▶ _WHAT YOU WILL DO_
Without any pictures, restate the lines from the one containing "Emit a web page that matches this image, drawn with D3.js." to the one containing "var smooth = d3.curveCatmullRom.alpha(0.5);", word for word, ends included.

Records:

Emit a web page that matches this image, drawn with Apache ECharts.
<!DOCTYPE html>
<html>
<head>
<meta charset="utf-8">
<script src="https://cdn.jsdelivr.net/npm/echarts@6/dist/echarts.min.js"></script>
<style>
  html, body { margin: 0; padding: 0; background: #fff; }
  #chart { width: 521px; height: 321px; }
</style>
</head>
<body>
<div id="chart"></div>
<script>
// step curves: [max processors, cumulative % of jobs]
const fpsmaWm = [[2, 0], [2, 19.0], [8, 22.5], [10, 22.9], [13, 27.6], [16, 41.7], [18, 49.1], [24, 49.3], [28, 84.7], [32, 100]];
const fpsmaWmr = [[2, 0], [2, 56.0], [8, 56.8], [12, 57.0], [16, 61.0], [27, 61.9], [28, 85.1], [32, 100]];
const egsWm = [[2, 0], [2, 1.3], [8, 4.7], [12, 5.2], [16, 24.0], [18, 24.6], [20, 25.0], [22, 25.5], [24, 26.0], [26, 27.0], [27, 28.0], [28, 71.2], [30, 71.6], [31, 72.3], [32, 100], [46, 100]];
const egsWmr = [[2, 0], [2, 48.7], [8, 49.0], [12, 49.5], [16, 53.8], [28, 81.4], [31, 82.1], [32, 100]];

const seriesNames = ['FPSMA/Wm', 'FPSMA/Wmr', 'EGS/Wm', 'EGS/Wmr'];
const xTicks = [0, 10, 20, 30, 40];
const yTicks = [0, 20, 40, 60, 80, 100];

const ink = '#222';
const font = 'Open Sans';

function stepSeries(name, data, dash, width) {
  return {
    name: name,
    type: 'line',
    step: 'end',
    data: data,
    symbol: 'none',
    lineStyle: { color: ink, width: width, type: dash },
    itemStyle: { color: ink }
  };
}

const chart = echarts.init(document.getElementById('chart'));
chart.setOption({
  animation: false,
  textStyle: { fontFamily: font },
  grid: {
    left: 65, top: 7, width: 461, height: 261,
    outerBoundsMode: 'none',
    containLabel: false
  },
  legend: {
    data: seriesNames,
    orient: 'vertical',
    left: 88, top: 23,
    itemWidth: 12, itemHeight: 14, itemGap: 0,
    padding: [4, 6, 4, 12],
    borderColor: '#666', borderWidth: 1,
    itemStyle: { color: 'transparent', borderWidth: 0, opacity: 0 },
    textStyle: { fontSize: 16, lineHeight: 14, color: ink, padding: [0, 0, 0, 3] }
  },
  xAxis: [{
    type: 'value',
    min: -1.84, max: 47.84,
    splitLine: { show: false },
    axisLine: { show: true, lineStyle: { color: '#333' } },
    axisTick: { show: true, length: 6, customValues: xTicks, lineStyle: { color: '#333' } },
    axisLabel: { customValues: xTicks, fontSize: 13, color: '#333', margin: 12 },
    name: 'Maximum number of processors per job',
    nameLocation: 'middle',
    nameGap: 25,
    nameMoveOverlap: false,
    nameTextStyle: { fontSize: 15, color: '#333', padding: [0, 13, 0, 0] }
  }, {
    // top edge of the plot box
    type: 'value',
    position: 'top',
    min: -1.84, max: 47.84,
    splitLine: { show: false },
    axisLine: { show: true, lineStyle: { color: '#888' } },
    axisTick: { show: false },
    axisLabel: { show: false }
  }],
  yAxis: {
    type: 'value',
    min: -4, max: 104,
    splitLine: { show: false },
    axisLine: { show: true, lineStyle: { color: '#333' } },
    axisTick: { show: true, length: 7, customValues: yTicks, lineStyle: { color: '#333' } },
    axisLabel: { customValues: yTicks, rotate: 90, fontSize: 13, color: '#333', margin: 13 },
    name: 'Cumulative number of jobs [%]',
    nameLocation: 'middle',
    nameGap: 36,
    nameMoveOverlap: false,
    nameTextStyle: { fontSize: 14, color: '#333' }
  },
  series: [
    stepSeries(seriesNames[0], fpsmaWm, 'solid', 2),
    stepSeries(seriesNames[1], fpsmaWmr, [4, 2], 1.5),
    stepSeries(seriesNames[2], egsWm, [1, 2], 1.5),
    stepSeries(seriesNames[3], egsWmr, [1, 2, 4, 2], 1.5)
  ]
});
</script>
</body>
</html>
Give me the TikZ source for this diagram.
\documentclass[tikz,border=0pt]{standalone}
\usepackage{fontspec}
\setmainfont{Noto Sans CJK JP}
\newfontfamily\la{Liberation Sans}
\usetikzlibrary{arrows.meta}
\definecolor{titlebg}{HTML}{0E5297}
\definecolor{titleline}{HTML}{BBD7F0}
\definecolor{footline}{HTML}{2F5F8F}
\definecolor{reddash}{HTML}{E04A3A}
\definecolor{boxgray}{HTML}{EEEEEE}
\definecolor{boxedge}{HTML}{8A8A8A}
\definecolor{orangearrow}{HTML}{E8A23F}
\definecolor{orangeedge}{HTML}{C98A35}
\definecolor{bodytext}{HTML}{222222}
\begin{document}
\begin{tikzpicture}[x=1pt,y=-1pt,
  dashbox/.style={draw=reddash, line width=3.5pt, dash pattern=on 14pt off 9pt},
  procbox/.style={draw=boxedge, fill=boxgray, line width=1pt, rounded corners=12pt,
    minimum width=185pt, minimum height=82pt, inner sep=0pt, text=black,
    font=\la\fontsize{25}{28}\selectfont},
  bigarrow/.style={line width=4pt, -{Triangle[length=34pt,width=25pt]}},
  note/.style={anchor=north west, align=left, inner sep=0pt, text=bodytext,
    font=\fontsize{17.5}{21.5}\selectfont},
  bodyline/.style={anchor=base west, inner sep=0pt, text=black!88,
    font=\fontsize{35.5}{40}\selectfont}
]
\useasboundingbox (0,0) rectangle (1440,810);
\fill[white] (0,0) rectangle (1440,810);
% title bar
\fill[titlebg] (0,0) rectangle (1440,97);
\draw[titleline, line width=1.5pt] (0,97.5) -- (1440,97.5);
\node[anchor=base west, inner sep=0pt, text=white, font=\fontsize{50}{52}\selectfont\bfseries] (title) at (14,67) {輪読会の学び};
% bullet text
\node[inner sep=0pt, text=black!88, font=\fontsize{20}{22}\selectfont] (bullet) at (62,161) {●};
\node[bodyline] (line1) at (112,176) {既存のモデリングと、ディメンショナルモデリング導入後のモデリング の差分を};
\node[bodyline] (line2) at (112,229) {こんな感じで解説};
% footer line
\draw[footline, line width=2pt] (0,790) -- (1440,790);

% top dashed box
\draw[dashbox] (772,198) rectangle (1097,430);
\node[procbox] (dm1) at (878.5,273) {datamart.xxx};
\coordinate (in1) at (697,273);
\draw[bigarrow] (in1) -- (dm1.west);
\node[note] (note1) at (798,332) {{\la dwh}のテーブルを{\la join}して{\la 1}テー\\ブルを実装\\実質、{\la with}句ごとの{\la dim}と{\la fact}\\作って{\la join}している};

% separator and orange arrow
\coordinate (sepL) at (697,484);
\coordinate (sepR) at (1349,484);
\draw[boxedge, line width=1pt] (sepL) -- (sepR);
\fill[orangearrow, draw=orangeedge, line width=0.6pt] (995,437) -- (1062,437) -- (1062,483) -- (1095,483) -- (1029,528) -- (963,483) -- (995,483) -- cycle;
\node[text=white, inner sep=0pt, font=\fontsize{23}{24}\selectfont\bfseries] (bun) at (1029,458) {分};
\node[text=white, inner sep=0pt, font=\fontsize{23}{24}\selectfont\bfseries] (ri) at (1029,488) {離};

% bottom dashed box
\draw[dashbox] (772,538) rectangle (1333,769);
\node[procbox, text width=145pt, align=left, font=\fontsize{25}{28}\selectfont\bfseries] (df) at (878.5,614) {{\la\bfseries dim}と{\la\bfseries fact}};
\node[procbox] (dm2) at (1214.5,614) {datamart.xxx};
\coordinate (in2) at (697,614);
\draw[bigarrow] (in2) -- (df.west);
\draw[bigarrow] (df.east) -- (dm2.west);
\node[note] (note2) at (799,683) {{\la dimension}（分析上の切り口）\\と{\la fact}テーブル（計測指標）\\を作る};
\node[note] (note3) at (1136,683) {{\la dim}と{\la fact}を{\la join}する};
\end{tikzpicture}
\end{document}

==

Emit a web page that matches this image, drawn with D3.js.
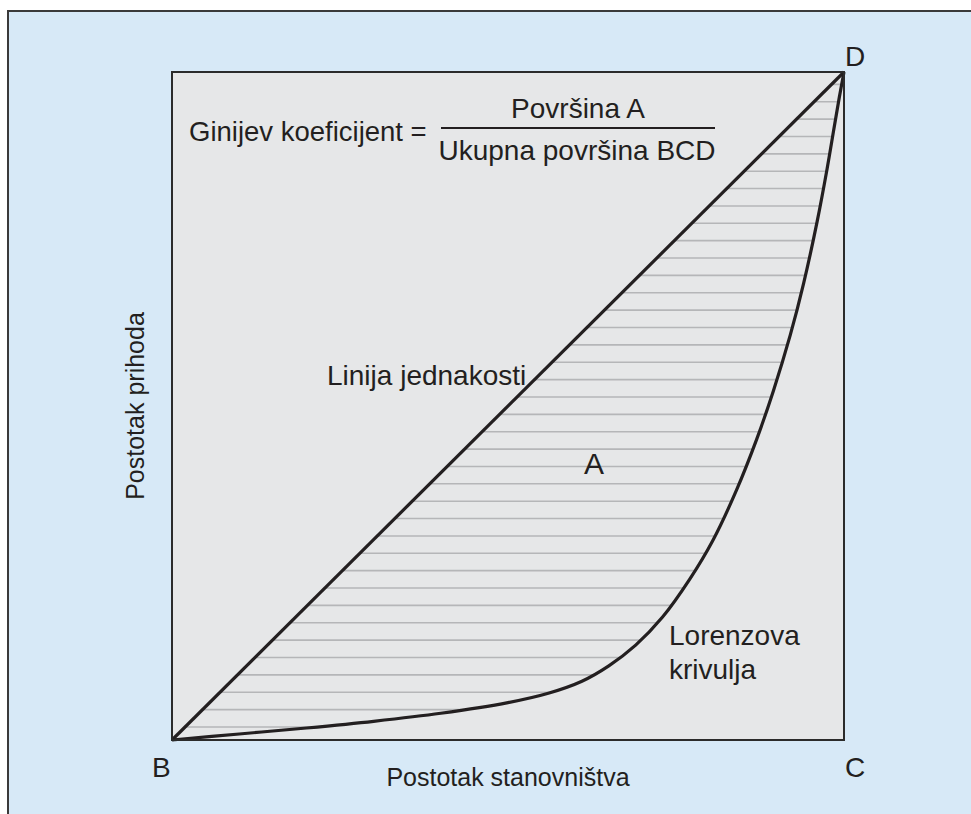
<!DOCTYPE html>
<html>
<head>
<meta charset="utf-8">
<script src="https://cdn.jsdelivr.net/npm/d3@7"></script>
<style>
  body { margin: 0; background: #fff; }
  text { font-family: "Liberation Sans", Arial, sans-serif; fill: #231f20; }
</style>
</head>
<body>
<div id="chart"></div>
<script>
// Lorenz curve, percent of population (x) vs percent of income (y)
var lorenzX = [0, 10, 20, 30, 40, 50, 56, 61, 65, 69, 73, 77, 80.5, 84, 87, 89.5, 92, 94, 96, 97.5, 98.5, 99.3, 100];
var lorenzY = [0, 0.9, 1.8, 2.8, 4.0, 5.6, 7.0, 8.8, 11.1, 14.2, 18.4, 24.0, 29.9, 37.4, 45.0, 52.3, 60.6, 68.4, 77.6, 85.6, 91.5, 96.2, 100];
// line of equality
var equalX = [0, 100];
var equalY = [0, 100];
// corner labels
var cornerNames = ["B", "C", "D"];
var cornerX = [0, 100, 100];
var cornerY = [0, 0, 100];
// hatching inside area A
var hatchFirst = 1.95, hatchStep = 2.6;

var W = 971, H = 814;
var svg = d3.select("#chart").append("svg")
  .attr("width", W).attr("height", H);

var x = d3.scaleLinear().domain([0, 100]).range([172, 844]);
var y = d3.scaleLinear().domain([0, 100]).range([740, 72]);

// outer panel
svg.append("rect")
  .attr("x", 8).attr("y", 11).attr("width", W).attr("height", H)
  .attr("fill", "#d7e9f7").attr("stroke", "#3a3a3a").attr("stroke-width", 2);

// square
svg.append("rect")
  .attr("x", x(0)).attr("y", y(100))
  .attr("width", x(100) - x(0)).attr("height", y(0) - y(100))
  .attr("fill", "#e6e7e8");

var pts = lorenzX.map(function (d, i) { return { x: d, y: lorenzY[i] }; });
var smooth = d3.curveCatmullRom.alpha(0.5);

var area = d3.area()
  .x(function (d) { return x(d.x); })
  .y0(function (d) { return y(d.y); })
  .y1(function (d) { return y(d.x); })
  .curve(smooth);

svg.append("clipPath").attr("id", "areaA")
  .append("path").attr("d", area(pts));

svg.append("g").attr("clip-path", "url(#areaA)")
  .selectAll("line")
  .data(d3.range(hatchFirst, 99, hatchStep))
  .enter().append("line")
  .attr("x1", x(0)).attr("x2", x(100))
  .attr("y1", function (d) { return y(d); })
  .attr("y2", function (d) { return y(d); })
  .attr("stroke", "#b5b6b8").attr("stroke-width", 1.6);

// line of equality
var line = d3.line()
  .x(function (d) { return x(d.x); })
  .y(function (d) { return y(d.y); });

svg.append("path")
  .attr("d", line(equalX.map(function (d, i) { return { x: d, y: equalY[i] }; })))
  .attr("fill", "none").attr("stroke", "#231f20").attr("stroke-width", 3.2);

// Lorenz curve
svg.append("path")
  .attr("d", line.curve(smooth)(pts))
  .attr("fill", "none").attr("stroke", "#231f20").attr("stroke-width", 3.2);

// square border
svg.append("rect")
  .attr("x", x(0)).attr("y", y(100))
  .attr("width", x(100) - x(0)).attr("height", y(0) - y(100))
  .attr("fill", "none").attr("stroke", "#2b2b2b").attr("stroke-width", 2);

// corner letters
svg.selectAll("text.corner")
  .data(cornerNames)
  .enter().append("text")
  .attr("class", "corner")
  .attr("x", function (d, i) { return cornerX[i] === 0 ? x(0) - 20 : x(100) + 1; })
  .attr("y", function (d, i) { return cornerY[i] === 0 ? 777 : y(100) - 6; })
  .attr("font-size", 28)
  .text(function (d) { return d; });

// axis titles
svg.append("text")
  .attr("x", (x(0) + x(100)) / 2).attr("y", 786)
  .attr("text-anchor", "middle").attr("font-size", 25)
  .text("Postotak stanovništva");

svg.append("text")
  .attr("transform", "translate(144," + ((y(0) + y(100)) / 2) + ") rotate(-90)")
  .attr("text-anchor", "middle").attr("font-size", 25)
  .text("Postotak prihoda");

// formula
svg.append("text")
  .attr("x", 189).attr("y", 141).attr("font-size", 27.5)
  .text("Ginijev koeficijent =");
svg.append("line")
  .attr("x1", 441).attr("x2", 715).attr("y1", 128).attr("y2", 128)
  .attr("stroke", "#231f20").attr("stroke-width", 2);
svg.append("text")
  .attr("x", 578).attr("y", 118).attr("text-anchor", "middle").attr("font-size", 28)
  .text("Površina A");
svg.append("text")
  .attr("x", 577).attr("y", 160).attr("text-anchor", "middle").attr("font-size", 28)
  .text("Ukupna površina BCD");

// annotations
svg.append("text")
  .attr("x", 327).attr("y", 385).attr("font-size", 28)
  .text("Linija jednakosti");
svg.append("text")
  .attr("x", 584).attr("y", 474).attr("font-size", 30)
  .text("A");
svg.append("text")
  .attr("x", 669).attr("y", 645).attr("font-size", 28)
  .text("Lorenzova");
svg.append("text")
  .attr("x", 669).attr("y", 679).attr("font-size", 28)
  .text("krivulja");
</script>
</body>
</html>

---

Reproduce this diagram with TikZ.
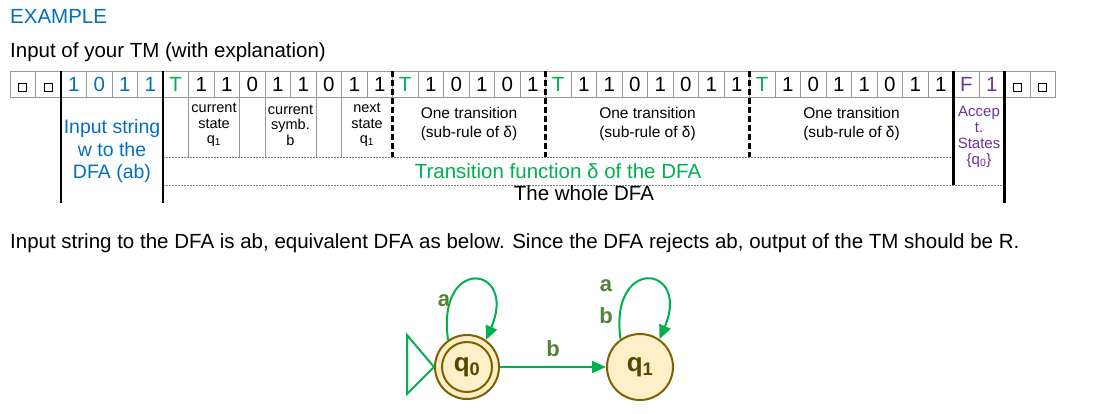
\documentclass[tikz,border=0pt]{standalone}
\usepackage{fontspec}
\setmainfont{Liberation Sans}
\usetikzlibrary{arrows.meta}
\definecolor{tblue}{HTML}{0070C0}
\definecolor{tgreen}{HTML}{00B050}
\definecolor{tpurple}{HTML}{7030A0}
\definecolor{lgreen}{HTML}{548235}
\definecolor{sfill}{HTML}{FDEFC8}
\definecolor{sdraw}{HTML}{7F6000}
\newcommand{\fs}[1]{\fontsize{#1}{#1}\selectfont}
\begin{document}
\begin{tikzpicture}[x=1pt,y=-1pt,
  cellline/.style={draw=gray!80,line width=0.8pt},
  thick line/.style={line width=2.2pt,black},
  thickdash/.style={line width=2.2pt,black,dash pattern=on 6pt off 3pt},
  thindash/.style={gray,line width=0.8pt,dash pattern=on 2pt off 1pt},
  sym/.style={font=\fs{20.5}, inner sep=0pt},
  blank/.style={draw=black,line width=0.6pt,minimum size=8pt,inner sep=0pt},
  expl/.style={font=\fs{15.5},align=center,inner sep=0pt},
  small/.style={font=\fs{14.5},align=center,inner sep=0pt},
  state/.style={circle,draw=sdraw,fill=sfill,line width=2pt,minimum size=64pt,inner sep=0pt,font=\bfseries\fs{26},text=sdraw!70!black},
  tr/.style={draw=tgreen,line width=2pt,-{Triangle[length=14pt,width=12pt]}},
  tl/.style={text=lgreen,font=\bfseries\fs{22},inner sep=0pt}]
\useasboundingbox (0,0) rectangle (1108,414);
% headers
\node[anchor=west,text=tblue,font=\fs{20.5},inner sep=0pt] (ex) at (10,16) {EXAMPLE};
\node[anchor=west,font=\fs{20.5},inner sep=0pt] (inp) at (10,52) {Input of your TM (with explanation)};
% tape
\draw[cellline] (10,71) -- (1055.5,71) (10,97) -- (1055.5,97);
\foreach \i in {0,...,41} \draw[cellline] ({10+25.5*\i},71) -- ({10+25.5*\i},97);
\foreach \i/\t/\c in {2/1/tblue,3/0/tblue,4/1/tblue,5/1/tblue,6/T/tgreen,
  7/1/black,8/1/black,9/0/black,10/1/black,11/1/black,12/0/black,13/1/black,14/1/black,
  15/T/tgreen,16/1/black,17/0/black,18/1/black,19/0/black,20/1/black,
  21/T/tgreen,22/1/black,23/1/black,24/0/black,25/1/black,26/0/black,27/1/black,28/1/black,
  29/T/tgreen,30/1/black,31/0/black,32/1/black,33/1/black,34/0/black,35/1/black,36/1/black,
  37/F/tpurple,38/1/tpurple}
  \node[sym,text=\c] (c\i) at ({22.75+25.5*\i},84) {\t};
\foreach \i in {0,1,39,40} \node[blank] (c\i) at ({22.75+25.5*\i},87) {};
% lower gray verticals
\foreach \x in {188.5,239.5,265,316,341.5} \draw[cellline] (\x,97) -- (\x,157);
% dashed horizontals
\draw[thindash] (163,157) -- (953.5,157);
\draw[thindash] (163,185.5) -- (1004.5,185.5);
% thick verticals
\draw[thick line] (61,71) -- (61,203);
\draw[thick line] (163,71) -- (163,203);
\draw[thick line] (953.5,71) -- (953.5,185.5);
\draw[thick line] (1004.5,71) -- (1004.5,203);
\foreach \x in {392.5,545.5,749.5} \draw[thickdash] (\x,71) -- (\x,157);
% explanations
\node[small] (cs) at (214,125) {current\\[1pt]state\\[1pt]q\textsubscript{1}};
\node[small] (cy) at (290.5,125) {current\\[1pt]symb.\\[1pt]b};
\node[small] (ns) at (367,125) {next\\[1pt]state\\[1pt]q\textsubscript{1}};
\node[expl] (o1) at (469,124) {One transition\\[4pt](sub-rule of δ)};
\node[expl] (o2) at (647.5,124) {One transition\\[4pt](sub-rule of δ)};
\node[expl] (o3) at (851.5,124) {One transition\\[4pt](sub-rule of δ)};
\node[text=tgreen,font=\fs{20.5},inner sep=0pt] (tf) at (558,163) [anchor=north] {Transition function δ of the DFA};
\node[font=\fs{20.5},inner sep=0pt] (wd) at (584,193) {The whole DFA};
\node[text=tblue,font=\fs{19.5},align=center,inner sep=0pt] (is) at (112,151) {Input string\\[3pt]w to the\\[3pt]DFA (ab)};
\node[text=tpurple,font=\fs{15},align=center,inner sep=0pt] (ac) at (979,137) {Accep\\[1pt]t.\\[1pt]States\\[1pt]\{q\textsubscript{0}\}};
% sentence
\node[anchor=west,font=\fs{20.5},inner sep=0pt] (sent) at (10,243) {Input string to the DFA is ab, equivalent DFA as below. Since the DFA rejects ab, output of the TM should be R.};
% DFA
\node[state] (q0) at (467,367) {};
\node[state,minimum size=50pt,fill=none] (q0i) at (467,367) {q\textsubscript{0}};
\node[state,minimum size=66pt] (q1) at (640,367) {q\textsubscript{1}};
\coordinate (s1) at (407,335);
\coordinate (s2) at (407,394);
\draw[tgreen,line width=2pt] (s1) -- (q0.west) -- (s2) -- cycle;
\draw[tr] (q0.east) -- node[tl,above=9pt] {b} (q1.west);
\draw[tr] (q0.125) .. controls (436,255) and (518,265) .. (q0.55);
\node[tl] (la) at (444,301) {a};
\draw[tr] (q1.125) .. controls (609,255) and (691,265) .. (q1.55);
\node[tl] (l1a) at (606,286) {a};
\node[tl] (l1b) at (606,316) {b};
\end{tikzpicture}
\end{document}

▶ _WORKED ANSWER_
Emit a web page that matches this image, drawn with D3.js.
<!DOCTYPE html>
<html>
<head>
<meta charset="utf-8">
<script src="https://cdn.jsdelivr.net/npm/d3@7"></script>
<style>
  body { margin: 0; background: #fff; }
  text { font-family: "Liberation Sans", Arial, sans-serif; fill: #231f20; }
</style>
</head>
<body>
<div id="chart"></div>
<script>
// Lorenz curve, percent of population (x) vs percent of income (y)
var lorenzX = [0, 10, 20, 30, 40, 50, 56, 61, 65, 69, 73, 77, 80.5, 84, 87, 89.5, 92, 94, 96, 97.5, 98.5, 99.3, 100];
var lorenzY = [0, 0.9, 1.8, 2.8, 4.0, 5.6, 7.0, 8.8, 11.1, 14.2, 18.4, 24.0, 29.9, 37.4, 45.0, 52.3, 60.6, 68.4, 77.6, 85.6, 91.5, 96.2, 100];
// line of equality
var equalX = [0, 100];
var equalY = [0, 100];
// corner labels
var cornerNames = ["B", "C", "D"];
var cornerX = [0, 100, 100];
var cornerY = [0, 0, 100];
// hatching inside area A
var hatchFirst = 1.95, hatchStep = 2.6;

var W = 971, H = 814;
var svg = d3.select("#chart").append("svg")
  .attr("width", W).attr("height", H);

var x = d3.scaleLinear().domain([0, 100]).range([172, 844]);
var y = d3.scaleLinear().domain([0, 100]).range([740, 72]);

// outer panel
svg.append("rect")
  .attr("x", 8).attr("y", 11).attr("width", W).attr("height", H)
  .attr("fill", "#d7e9f7").attr("stroke", "#3a3a3a").attr("stroke-width", 2);

// square
svg.append("rect")
  .attr("x", x(0)).attr("y", y(100))
  .attr("width", x(100) - x(0)).attr("height", y(0) - y(100))
  .attr("fill", "#e6e7e8");

var pts = lorenzX.map(function (d, i) { return { x: d, y: lorenzY[i] }; });
var smooth = d3.curveCatmullRom.alpha(0.5);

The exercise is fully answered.